Write out the records below from the first line through the line containing "crianza de peces", leaving out any pictures.

--- RECORDED INFORMATION ---

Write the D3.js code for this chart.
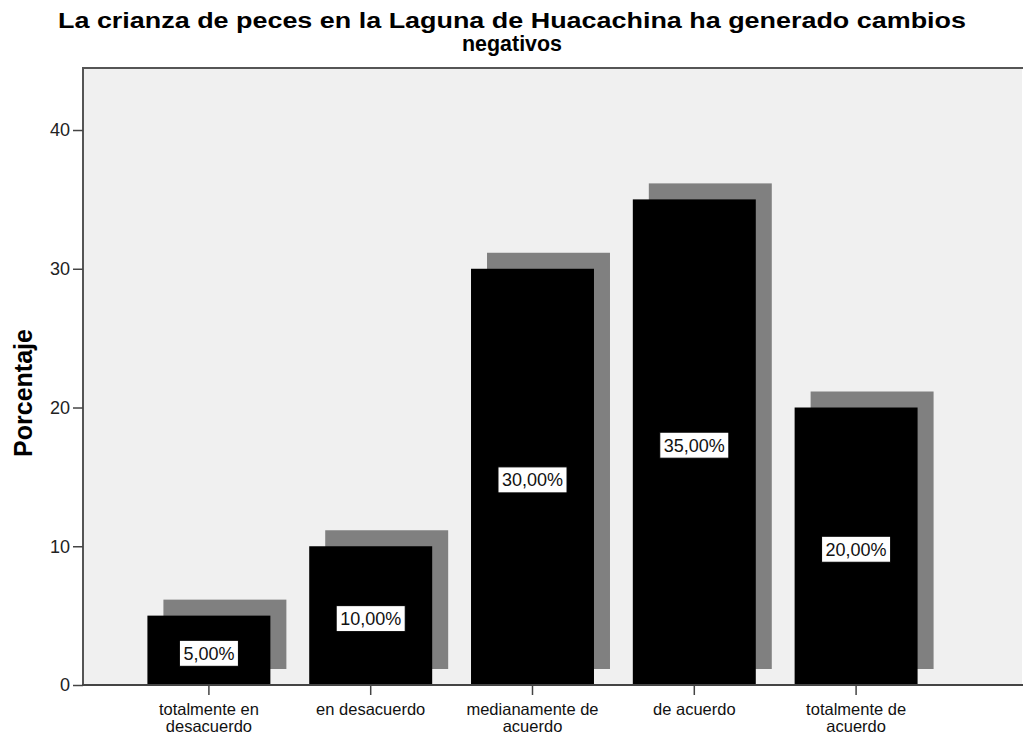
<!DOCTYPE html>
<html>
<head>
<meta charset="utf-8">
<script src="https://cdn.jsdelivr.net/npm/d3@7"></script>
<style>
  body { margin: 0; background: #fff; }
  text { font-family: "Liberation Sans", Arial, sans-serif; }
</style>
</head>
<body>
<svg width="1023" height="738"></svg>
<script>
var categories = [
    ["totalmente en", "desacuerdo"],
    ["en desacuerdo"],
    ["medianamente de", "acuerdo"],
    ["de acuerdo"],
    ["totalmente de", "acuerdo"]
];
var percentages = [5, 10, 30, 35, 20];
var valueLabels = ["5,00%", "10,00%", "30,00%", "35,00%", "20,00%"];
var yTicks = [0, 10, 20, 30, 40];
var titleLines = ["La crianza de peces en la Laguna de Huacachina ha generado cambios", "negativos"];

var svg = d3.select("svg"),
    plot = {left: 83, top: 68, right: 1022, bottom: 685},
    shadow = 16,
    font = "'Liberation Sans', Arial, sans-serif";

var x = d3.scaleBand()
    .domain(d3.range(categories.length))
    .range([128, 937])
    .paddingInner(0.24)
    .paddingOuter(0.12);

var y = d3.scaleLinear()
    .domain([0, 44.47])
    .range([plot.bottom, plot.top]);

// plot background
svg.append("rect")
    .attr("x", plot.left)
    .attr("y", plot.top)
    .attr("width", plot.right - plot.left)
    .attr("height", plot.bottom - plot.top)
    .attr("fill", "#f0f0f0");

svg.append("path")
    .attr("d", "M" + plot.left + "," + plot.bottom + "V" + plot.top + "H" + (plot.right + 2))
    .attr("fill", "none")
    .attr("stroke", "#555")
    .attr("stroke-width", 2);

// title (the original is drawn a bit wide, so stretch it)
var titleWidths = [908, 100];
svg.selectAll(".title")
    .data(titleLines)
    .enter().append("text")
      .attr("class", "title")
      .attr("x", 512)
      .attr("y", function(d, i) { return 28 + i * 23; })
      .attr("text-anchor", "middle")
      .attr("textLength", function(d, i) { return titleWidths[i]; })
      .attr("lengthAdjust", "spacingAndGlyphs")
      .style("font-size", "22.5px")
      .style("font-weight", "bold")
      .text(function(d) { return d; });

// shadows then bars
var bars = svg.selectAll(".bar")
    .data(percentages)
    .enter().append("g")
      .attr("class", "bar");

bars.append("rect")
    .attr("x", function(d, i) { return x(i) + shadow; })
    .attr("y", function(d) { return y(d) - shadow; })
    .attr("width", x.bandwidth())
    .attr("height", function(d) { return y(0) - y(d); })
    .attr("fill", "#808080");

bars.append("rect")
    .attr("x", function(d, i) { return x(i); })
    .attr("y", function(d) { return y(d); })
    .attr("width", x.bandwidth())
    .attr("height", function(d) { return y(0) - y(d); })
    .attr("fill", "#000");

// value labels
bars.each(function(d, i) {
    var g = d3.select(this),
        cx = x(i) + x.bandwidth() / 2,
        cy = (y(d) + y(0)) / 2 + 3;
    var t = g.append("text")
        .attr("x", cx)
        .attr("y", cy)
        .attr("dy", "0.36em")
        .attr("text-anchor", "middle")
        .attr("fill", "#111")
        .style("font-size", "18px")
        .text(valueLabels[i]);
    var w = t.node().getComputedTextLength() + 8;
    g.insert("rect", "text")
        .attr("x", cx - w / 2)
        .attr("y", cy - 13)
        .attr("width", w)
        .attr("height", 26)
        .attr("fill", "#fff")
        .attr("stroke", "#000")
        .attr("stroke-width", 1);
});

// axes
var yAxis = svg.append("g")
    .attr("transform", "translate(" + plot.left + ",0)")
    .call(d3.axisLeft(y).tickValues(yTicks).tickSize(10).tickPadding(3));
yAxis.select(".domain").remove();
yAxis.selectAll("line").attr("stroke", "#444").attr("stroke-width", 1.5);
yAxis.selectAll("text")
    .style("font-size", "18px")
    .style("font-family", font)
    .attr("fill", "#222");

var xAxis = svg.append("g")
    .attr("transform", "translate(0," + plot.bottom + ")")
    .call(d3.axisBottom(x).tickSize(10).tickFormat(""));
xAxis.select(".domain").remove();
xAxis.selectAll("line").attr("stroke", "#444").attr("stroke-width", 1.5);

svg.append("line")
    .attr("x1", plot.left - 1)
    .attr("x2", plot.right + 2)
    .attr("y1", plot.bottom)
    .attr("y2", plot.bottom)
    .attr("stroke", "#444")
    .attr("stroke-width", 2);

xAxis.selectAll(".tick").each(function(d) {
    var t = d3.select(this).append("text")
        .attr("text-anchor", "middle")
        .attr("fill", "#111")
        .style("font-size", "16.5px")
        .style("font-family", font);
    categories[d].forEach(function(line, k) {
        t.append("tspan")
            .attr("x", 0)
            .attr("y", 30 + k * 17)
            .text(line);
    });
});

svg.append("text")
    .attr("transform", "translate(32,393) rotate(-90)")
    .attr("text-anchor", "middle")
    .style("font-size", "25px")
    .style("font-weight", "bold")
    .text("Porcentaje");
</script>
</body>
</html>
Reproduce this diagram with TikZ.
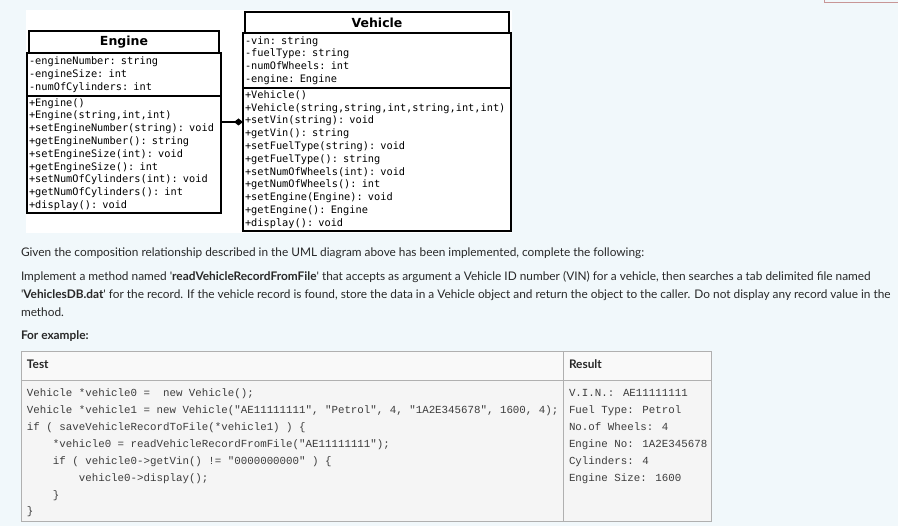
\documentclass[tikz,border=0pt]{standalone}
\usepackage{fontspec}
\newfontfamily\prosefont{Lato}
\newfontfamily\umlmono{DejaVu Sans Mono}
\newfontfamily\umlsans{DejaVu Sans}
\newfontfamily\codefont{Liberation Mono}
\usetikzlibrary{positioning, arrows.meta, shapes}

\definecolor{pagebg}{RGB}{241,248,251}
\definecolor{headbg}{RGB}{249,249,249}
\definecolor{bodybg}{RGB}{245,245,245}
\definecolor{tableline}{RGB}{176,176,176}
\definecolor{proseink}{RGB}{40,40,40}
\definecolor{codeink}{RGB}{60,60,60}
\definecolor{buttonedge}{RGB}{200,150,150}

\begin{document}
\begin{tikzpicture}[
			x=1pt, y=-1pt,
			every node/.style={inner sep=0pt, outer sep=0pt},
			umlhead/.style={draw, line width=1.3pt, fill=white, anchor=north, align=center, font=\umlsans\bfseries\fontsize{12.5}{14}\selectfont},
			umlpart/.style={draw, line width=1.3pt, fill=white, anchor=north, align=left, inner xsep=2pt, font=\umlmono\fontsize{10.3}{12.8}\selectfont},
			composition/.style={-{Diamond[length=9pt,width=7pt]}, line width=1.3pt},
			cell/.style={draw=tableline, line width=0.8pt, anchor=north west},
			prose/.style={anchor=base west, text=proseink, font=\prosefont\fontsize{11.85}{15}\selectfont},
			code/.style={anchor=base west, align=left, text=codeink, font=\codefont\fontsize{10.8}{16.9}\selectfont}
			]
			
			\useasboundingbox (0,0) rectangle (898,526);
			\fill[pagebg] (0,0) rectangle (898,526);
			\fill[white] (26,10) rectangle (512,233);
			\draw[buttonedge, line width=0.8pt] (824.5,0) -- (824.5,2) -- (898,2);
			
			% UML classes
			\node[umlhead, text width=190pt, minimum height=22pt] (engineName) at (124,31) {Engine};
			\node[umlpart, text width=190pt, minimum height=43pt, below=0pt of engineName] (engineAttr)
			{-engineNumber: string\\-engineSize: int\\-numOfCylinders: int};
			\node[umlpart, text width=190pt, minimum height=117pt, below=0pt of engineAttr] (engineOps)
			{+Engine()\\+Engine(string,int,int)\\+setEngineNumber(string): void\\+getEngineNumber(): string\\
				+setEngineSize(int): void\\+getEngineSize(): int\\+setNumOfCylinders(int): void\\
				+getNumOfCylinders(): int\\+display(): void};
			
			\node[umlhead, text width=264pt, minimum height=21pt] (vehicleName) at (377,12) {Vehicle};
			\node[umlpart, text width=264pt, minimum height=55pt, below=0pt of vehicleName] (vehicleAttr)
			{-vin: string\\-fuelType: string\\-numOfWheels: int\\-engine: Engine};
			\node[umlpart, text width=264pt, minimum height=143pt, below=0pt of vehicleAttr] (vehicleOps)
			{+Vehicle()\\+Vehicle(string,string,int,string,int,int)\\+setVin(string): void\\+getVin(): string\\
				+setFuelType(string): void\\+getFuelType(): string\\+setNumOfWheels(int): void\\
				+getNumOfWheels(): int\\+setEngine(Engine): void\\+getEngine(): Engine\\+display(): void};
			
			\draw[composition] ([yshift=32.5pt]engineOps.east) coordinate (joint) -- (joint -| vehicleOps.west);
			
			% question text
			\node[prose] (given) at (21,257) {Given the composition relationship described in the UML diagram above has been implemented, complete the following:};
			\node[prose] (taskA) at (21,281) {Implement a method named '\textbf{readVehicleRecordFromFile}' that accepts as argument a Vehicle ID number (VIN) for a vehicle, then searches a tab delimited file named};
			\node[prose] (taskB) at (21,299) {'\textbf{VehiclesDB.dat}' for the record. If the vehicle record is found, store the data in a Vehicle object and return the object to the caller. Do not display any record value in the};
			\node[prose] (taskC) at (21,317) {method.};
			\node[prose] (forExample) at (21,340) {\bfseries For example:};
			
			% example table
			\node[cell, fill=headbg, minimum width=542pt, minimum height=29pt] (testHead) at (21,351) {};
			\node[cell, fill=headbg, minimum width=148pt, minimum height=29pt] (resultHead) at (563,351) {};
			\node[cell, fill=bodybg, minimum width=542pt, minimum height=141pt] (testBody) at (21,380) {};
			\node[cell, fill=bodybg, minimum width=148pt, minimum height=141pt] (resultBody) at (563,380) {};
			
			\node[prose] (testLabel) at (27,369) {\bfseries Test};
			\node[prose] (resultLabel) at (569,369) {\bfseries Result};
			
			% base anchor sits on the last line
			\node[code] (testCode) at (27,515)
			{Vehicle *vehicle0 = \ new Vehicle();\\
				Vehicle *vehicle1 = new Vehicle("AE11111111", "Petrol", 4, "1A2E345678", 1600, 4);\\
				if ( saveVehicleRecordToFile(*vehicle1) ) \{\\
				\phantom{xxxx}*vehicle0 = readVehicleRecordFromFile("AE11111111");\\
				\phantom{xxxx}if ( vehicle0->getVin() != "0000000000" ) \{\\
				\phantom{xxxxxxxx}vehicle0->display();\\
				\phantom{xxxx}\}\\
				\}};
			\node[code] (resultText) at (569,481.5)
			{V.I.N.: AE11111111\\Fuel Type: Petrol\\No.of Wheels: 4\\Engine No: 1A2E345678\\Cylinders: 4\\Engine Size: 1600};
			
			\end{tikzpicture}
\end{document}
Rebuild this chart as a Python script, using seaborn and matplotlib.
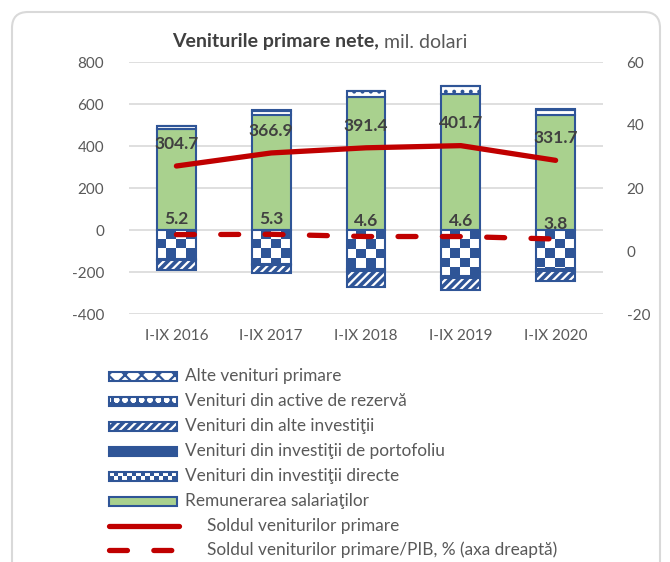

---

CORRECT ANSWER ->
Write the D3.js code for this chart.
<!DOCTYPE html>
<html>
<head>
<meta charset="utf-8">
<script src="https://cdn.jsdelivr.net/npm/d3@7"></script>
<style>
  body { margin: 0; background: #fff; }
  text { font-family: "Liberation Sans", Arial, sans-serif; }
</style>
</head>
<body>
<svg width="1023" height="738"></svg>
<script>
var categories = [
    ["totalmente en", "desacuerdo"],
    ["en desacuerdo"],
    ["medianamente de", "acuerdo"],
    ["de acuerdo"],
    ["totalmente de", "acuerdo"]
];
var percentages = [5, 10, 30, 35, 20];
var valueLabels = ["5,00%", "10,00%", "30,00%", "35,00%", "20,00%"];
var yTicks = [0, 10, 20, 30, 40];
var titleLines = ["La crianza de peces en la Laguna de Huacachina ha generado cambios", "negativos"];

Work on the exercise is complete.